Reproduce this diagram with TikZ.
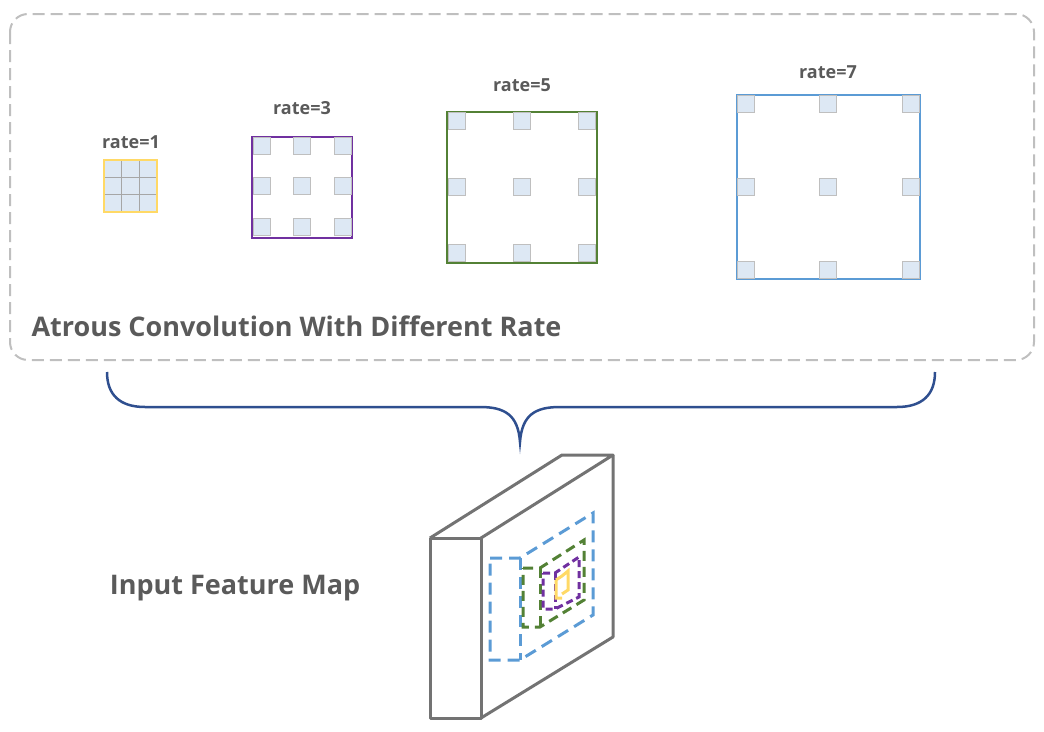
\documentclass[tikz,border=0pt]{standalone}
\usepackage{fontspec}
\setmainfont{Open Sans}
\begin{document}
\begin{tikzpicture}[x=1pt,y=-1pt,
  txt/.style={font=\fontsize{18}{20}\selectfont\bfseries\color{tgray}},
  big/.style={font=\fontsize{27}{32}\selectfont\bfseries\color{tgray}},
  cell/.style={fill=cellc,draw=black!25,line width=0.6pt},
  ker/.style={line width=2.8pt},
  fm/.style={draw=black!55,line width=3pt,line join=round},
  dsh/.style={line width=3pt,dash pattern=on 12pt off 7pt}]
\definecolor{tgray}{HTML}{5A5A5A}
\definecolor{cellc}{HTML}{DDE8F4}
\definecolor{cpur}{HTML}{7030A0}
\definecolor{cgrn}{HTML}{538135}
\definecolor{cblu}{HTML}{5B9BD5}
\definecolor{cyel}{HTML}{FFD966}
\definecolor{cbrace}{HTML}{2F4F8F}
\useasboundingbox (0,0) rectangle (1044,731);
% outer dashed box
\draw[black!25,line width=2pt,dash pattern=on 12pt off 6pt,rounded corners=18pt] (10,14) rectangle (1034,360);
\node[big,anchor=west] (title) at (28,326) {Atrous Convolution With Different Rate};
% rate=1
\node[txt] (l1) at (131,142) {rate=1};
\foreach \i in {0,1,2}{\foreach \j in {0,1,2}{
  \fill[cellc] (104+\i*17.67,160+\j*17.33) rectangle ++(17.67,17.33);}}
\foreach \i in {1,2}{\draw[black!35,line width=0.8pt] (104+\i*17.67,160) -- ++(0,52);
  \draw[black!35,line width=0.8pt] (104,160+\i*17.33) -- ++(53,0);}
\draw[cyel,line width=2pt] (104,160) rectangle (157,212);
% rate=3
\node[txt] (l3) at (302,108) {rate=3};
\draw[cpur,ker] (252,137) rectangle (352,238);
\foreach \x in {262,302,343}{\foreach \y in {146,186,227}{\draw[cell] (\x-8.5,\y-8.5) rectangle ++(17,17);}}
% rate=5
\node[txt] (l5) at (522,85) {rate=5};
\draw[cgrn,ker] (447,112) rectangle (597,263);
\foreach \x in {457,522,587}{\foreach \y in {121,187,253}{\draw[cell] (\x-8.5,\y-8.5) rectangle ++(17,17);}}
% rate=7
\node[txt] (l7) at (828,72) {rate=7};
\draw[cblu,ker] (737,95) rectangle (920,279);
\foreach \x in {746,828,911}{\foreach \y in {104,187,270}{\draw[cell] (\x-8.5,\y-8.5) rectangle ++(17,17);}}
% brace
\coordinate (bl) at (107,372);
\coordinate (br) at (935,372);
\coordinate (bt) at (520,442);
\draw[cbrace,line width=2.5pt] (bl) .. controls (107,395) and (120,407) .. (145,407) -- (480,407)
  .. controls (505,407) and (518,415) .. (bt) .. controls (522,415) and (535,407) .. (560,407)
  -- (897,407) .. controls (922,407) and (935,395) .. (br);
% feature map
\draw[fm] (430,538) rectangle (481,718);
\draw[fm] (430,538) -- (562,455) -- (613,455) -- (481,538);
\draw[fm] (613,455) -- (613,637) -- (481,718);
\node[big,anchor=center] (ifm) at (235,588) {Input Feature Map};
% dashed kernels
\newcommand{\dkern}[8]{\draw[#8,dsh] (#1,#4) -- (#2,#4) -- (#3,#5) -- (#3,#6) -- (#2,#7) -- (#1,#7) -- cycle;
  \draw[#8,dsh] (#2,#4) -- (#2,#7);}
\dkern{490}{520}{593}{558}{513}{615}{660}{cblu}
\begin{scope}[dsh/.append style={dash pattern=on 10pt off 6pt}]
\dkern{523}{540}{584}{568}{540}{600}{627}{cgrn}
\end{scope}
\begin{scope}[dsh/.append style={dash pattern=on 7pt off 4pt}]
\dkern{543}{555}{579}{573}{557}{597}{609}{cpur}
\end{scope}
\draw[cyel,line width=3pt] (556,580) -- (556,598) -- (562,598) (556,580) -- (562,576) -- (568,571) -- (568,590) -- (562,594);
\end{tikzpicture}
\end{document}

******************************

**SHORT EXERCISE:** Please write out all the data again word for word, but not the pictures.

**RESPONSE TO THIS EXERCISE:**
Reproduce this diagram with TikZ.
\documentclass[tikz,border=0pt]{standalone}
\usepackage{fontspec}
\setmainfont{Open Sans}
\begin{document}
\begin{tikzpicture}[x=1pt,y=-1pt,
  txt/.style={font=\fontsize{18}{20}\selectfont\bfseries\color{tgray}},
  big/.style={font=\fontsize{27}{32}\selectfont\bfseries\color{tgray}},
  cell/.style={fill=cellc,draw=black!25,line width=0.6pt},
  ker/.style={line width=2.8pt},
  fm/.style={draw=black!55,line width=3pt,line join=round},
  dsh/.style={line width=3pt,dash pattern=on 12pt off 7pt}]
\definecolor{tgray}{HTML}{5A5A5A}
\definecolor{cellc}{HTML}{DDE8F4}
\definecolor{cpur}{HTML}{7030A0}
\definecolor{cgrn}{HTML}{538135}
\definecolor{cblu}{HTML}{5B9BD5}
\definecolor{cyel}{HTML}{FFD966}
\definecolor{cbrace}{HTML}{2F4F8F}
\useasboundingbox (0,0) rectangle (1044,731);
% outer dashed box
\draw[black!25,line width=2pt,dash pattern=on 12pt off 6pt,rounded corners=18pt] (10,14) rectangle (1034,360);
\node[big,anchor=west] (title) at (28,326) {Atrous Convolution With Different Rate};
% rate=1
\node[txt] (l1) at (131,142) {rate=1};
\foreach \i in {0,1,2}{\foreach \j in {0,1,2}{
  \fill[cellc] (104+\i*17.67,160+\j*17.33) rectangle ++(17.67,17.33);}}
\foreach \i in {1,2}{\draw[black!35,line width=0.8pt] (104+\i*17.67,160) -- ++(0,52);
  \draw[black!35,line width=0.8pt] (104,160+\i*17.33) -- ++(53,0);}
\draw[cyel,line width=2pt] (104,160) rectangle (157,212);
% rate=3
\node[txt] (l3) at (302,108) {rate=3};
\draw[cpur,ker] (252,137) rectangle (352,238);
\foreach \x in {262,302,343}{\foreach \y in {146,186,227}{\draw[cell] (\x-8.5,\y-8.5) rectangle ++(17,17);}}
% rate=5
\node[txt] (l5) at (522,85) {rate=5};
\draw[cgrn,ker] (447,112) rectangle (597,263);
\foreach \x in {457,522,587}{\foreach \y in {121,187,253}{\draw[cell] (\x-8.5,\y-8.5) rectangle ++(17,17);}}
% rate=7
\node[txt] (l7) at (828,72) {rate=7};
\draw[cblu,ker] (737,95) rectangle (920,279);
\foreach \x in {746,828,911}{\foreach \y in {104,187,270}{\draw[cell] (\x-8.5,\y-8.5) rectangle ++(17,17);}}
% brace
\coordinate (bl) at (107,372);
\coordinate (br) at (935,372);
\coordinate (bt) at (520,442);
\draw[cbrace,line width=2.5pt] (bl) .. controls (107,395) and (120,407) .. (145,407) -- (480,407)
  .. controls (505,407) and (518,415) .. (bt) .. controls (522,415) and (535,407) .. (560,407)
  -- (897,407) .. controls (922,407) and (935,395) .. (br);
% feature map
\draw[fm] (430,538) rectangle (481,718);
\draw[fm] (430,538) -- (562,455) -- (613,455) -- (481,538);
\draw[fm] (613,455) -- (613,637) -- (481,718);
\node[big,anchor=center] (ifm) at (235,588) {Input Feature Map};
% dashed kernels
\newcommand{\dkern}[8]{\draw[#8,dsh] (#1,#4) -- (#2,#4) -- (#3,#5) -- (#3,#6) -- (#2,#7) -- (#1,#7) -- cycle;
  \draw[#8,dsh] (#2,#4) -- (#2,#7);}
\dkern{490}{520}{593}{558}{513}{615}{660}{cblu}
\begin{scope}[dsh/.append style={dash pattern=on 10pt off 6pt}]
\dkern{523}{540}{584}{568}{540}{600}{627}{cgrn}
\end{scope}
\begin{scope}[dsh/.append style={dash pattern=on 7pt off 4pt}]
\dkern{543}{555}{579}{573}{557}{597}{609}{cpur}
\end{scope}
\draw[cyel,line width=3pt] (556,580) -- (556,598) -- (562,598) (556,580) -- (562,576) -- (568,571) -- (568,590) -- (562,594);
\end{tikzpicture}
\end{document}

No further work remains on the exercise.